- Politik
- Sozialprotest in Leipzig
Schulterschluss gegen die Krise
Neues Protestbündnis in Leipzig gründet sich und ruft zu erster Demonstration
Zwei Wochen nach einer Kundgebung gegen die unsozialen Folgen der Energiekrise in Leipzig ist in der sächsischen Stadt ein breites Bündnis an die Öffentlichkeit gegangen, das eine solidarischere Politik und wirksame Entlastungen für die am stärksten von der Teuerung betroffenen Menschen fordert. In dem Zusammenschluss wirken unter der Überschrift »Jetzt reicht’s! – Wir frieren nicht für Profite!« rund 30 Organisationen und Initiativen mit; das Spektrum reicht von Gewerkschaften über Umweltverbände und Mietervereine bis zu Hochschulgruppen. Für den 15. Oktober mobilisiert das Bündnis zu einer Großkundgebung. Zuvor sind bereits erste Aktionen geplant, etwa bei Inkrafttreten der Gasumlage am 1. Oktober und eine Woche später an einem bundesweiten Aktionstag Mietenstopp.
In einem Aufruf des neuen Bündnisses wird die Krisenpolitik der Berliner Koalition angegriffen. Diese »sichert Unternehmensgewinne, aber nicht das normale Leben«, heißt es. Für Menschen mit geringen und mittleren Einkommen sei das Leben kaum noch bezahlbar. Gleichzeitig führen einige Großunternehmen Rekordgewinne ein. Nötig seien daher eine Deckelung der Energiepreise, die Abschaffung der Gasumlage und eine Übergewinnsteuer. Kündigungen aufgrund von Rückständen bei Miete oder Nebenkosten solle es nicht geben. Die in Berlin beschlossenen Entlastungen seien »nicht ausreichend, nicht konkret genug, nicht sofort wirksam«, sagte Manuela Grimm, Geschäftsführerin des DGB in Leipzig und Nordsachsen.
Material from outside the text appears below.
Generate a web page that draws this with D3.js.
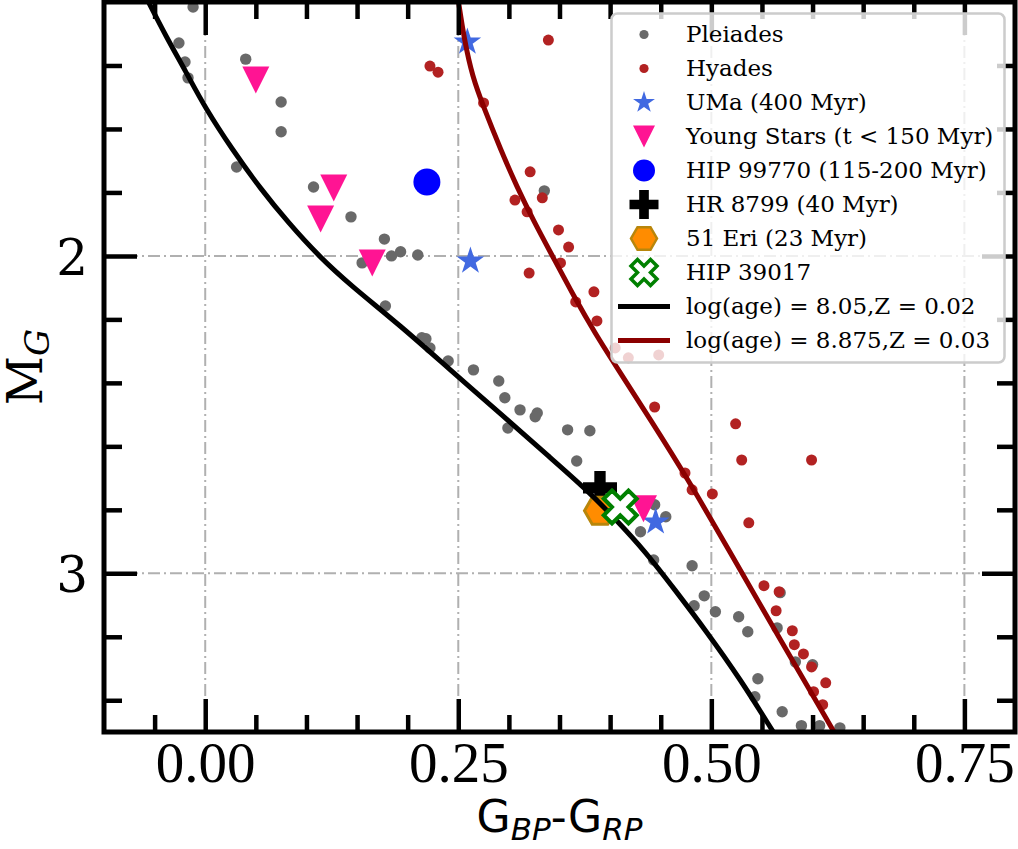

Während sich einige Unternehmen in der Krise bereicherten, sei »der soziale Frieden akut gefährdet«. Das sei »empörend und muss sofort geändert werden«.
Die sozialen Folgen der Krise standen auch bei der Protestveranstaltung im Mittelpunkt, zu der am 5. September die Leipziger Linke und ihr Bundestagsabgeordneter Sören Pellmann aufgerufen hatten. Diesem war danach jedoch auch aus den eigenen Reihen ein Alleingang vorgeworfen worden. Beobachter hatten sich skeptisch geäußert, ob eine Partei breitere Sozialproteste organisieren könne und die Einordnung in Bündnisse für zielführender gehalten. An einem solchen wurde in Leipzig damals bereits gearbeitet. Nun steht es. Der Stadtverband der Linken ist einer der Unterstützer. Beteiligt sind auch die Jugendorganisationen von Grünen und SPD, deren Regierungspolitik in Berlin scharf kritisiert wird.
Betont wird im Aufruf die Bedeutung einer sozial-ökologischen Energiewende für die Bewältigung der Krise. Die »Fixierung auf fossile Energieträger« habe die derzeitige schwierige Lage mit verursacht, sagte Tom Richter von »Fridays für Future«. Um für künftige Krisen gerüstet zu sein, brauche man nicht eine Gasumlage und längere Laufzeiten von Atommeilern, sondern den Ausbau erneuerbarer Energien. Nötig sei »Unabhängigkeit von autoritär regierten Staaten«. Das Bündnis zeigt sich offen für weitere Mitstreiter, verweist aber auf einen Grundkonsens – auch angesichts von Vereinnahmungsversuchen durch die extreme Rechte, wie es sie vor zwei Wochen bereits gab. Danach würden im Bündnis die Klimakrise nicht geleugnet, Russlands Angriffskrieg gegen die Ukraine nicht verharmlost und Verschwörungserzählungen nicht geduldet. Nationalismus, heißt es, »ist nicht unsere Antwort«.